5 Ways to Sabotage Your Therapy

     By the time someone seeks out a therapist, a significant amount of struggle and pain has already occurred.  Most people have attempted to do something to make themselves feel better to no avail.  At some point, they realize that they could benefit from an outside person to help with their issue.  

     It is not always easy to pick up the phone and call for help. In fact, most people put it off as their symptoms worsen. They often hope things will just improve on their own without intervention or try and struggle to improve things on their own.

     It is no surprise that when people actually begin counseling that they inadvertently or even intentionally do things to sabotage their own success. After 20 + years experience in mental health counseling, I am covering 5 ways that clients sabotage their own counseling process.

1. No-Show your appointments.

     Yep, make sure not to give your therapist any notice.  Not only are you taking a slot away from someone who could have really used it had you given sufficient notice, but it completely disrupts the therapists schedule as well.

     Later when your therapist addresses it with you, avoid telling him or her the real reason such as therapy is becoming difficult, too vulnerable or hard work but that you had to feed your cat. (yes, I was actually told that once.)

 2. Withhold relevant information.

     Of course it takes time to build trust and rapport. I don’t think any therapist would expect their client to share their darkest and most painful stories on the very first session. However, sometimes clients can play games with their therapist in an effort to avoid doing the hard work by saying things like, “Well you never asked me that so I never told you.” 

     Counseling is a collaborative process between therapist and client. Both must work together.  Contrary to popular belief, therapists really are not mind readers. Counseling has a beginning, a middle and an end.  If you want to have a mutually satisfactory outcome then sharing all the relevant bits of your situation are essential.

3. Ghost your Therapist.

     Therapists are a compassionate bunch. We truly do care what happens to you and we wonder how you’re doing when you suddenly just disappear.  Please if counseling isn’t going as you hoped or if it’s just getting too difficult, please communicate with your therapist and let them know.
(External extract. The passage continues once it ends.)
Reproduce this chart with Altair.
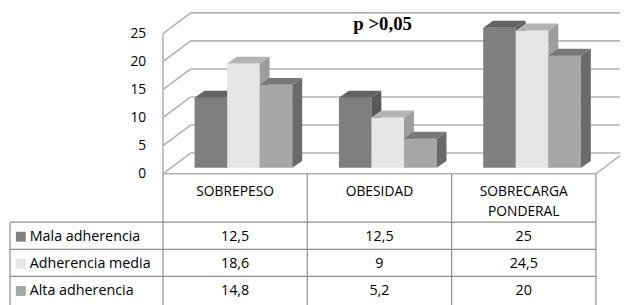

They can pace the sessions so that you feel more comfortable and engaged in the process. It’s okay to even take a break from counseling for a while.
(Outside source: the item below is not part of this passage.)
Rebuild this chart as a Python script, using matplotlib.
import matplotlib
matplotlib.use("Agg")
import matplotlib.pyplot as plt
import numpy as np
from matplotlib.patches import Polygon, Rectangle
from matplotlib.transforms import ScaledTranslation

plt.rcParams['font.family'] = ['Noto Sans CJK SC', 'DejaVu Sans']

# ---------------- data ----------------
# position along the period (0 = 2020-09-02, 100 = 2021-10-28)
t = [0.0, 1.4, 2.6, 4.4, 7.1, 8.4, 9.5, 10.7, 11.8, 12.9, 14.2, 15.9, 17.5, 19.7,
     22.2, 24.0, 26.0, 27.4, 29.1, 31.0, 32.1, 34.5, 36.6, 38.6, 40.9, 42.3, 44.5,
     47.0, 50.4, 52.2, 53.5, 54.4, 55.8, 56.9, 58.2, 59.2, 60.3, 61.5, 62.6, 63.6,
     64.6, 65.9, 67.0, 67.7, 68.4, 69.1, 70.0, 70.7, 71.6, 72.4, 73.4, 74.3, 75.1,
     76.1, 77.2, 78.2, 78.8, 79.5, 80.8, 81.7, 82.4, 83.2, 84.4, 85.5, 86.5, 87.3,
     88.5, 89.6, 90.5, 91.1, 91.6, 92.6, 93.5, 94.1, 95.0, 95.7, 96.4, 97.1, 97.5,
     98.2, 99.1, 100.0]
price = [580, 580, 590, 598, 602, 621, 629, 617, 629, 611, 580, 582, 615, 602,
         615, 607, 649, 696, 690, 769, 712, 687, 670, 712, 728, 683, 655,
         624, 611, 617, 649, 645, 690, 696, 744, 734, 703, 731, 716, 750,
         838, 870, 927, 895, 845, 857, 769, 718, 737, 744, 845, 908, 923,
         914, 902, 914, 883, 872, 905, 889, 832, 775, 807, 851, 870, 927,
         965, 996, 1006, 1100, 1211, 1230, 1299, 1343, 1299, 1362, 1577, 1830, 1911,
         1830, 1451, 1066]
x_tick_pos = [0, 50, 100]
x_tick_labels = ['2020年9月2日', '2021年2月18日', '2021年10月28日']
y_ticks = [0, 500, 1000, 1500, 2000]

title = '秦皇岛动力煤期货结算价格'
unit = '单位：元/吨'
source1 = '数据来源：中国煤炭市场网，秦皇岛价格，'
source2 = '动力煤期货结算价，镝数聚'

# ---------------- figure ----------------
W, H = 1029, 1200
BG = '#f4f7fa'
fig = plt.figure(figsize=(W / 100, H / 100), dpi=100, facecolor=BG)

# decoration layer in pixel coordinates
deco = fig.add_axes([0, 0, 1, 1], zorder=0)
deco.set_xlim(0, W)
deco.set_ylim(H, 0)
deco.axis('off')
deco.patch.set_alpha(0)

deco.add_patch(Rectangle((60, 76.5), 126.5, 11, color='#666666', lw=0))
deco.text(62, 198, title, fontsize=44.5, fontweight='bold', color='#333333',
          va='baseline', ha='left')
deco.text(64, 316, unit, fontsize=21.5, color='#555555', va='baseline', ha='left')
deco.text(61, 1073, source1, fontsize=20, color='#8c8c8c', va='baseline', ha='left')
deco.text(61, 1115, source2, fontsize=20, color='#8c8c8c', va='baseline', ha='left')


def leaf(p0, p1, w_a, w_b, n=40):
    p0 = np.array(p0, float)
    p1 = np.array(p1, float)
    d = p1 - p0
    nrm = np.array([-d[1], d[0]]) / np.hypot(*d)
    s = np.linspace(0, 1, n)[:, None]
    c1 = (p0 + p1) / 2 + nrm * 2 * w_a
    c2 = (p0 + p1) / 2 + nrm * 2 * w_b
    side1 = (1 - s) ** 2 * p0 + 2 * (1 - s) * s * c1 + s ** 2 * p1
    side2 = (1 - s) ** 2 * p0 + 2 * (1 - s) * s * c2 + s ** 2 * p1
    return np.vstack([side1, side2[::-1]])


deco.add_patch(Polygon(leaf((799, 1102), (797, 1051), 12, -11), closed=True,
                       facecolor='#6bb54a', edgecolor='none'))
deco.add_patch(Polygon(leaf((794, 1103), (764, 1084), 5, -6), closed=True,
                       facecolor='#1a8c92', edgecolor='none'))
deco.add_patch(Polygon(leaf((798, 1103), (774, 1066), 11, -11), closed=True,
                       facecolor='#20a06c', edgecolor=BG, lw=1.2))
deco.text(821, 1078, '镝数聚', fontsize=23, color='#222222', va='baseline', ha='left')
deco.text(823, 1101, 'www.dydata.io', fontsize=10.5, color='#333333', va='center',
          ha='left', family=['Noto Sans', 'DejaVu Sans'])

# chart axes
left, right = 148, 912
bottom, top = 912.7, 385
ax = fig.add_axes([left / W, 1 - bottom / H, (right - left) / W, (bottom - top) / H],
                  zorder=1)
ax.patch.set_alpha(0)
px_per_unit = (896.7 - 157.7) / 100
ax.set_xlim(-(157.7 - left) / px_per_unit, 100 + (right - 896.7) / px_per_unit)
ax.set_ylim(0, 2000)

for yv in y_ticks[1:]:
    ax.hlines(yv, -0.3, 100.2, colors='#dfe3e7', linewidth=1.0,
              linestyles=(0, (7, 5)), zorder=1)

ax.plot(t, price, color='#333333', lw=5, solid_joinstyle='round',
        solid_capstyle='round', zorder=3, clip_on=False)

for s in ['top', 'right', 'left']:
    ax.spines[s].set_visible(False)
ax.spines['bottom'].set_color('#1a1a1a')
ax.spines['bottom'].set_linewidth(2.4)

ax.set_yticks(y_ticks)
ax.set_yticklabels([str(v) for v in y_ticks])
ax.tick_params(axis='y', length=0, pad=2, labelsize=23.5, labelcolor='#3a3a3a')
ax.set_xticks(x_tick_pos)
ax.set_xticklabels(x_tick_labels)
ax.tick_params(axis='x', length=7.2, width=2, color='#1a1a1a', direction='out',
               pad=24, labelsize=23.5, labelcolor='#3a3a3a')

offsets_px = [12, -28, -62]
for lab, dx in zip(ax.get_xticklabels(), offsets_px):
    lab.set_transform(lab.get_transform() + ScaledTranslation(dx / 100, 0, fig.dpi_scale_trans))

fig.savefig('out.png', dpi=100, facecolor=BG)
4. Blame therapist for lack of change.

     This one is a bit two sided. If your counseling experience is one in which you just vent about your week, you will not experience change, at least not lasting change. And you’re definitely not building new skills to solve the problems that you’re having and  symptoms will persist. You might feel better temporarily but you won’t experience results. So if you are not making any progress because of a dump session style of counseling then responsibility for the lack of change truly lies with the therapist.
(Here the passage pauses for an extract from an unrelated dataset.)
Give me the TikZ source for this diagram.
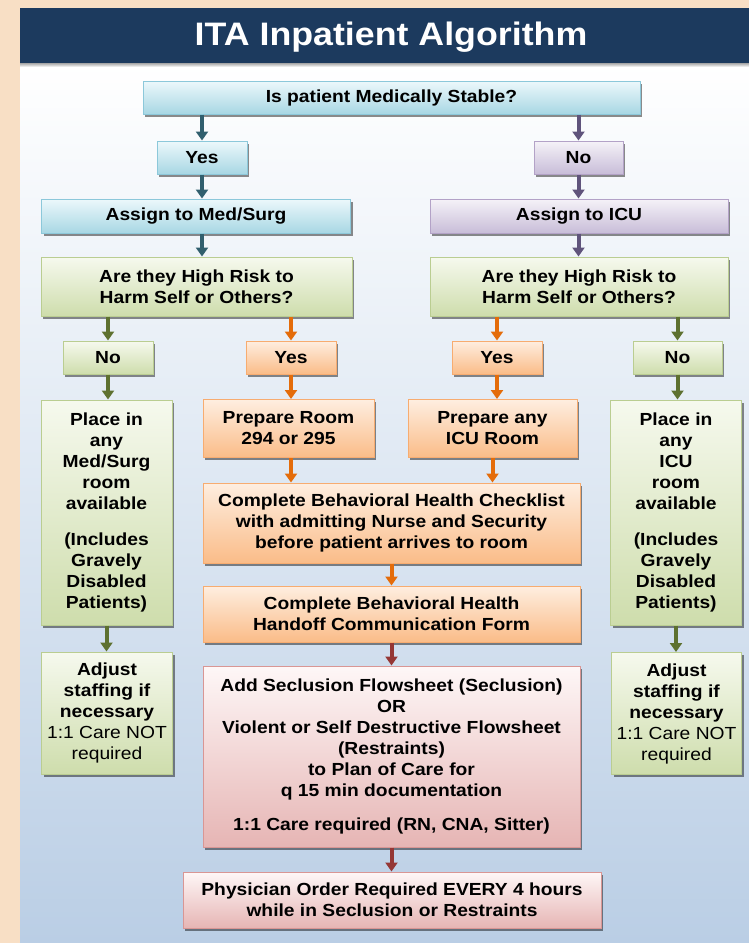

     If indeed your therapist is giving homework, improving coping skills, and increasing insight and you are not experiencing change, consider if you have not been giving your therapist adequate feedback.  In addition, take full ownership of your contribution to the problems that had you seek out counseling in the first place.

     It is important to shift your mindset of counseling to a “working with” model versus a “doing to” model. I always tell my clients that nothing magical happens within a counseling session but it is the work that is done outside of the appointment, during all the other days of the week, in which true transformation occurs.

5. Don’t do your homework.

     This ties in with the above example.  No one I have worked with has gotten better without doing some type of homework. When the pain of staying the same outweighs the pain of changing, that is when you will be willing to do whatever it takes to get better and stay better.

     So do you recognize any of these behaviors in your own past counseling experience? If so that’s a good thing. Now you can be aware of them and understand the resistance to change that is behind them. Once you are aware then you have the power to make different choices. Transformation does not come without doing the hard work. I wish there was an easy button. I wish there was some kind of fast pass. 

     But we didn’t come about our problems or symptoms overnight so likewise change doesn’t happen overnight. Remain committed. Roll up your sleeves and do the hard work. You’ll look back on your counseling experience and be glad for it.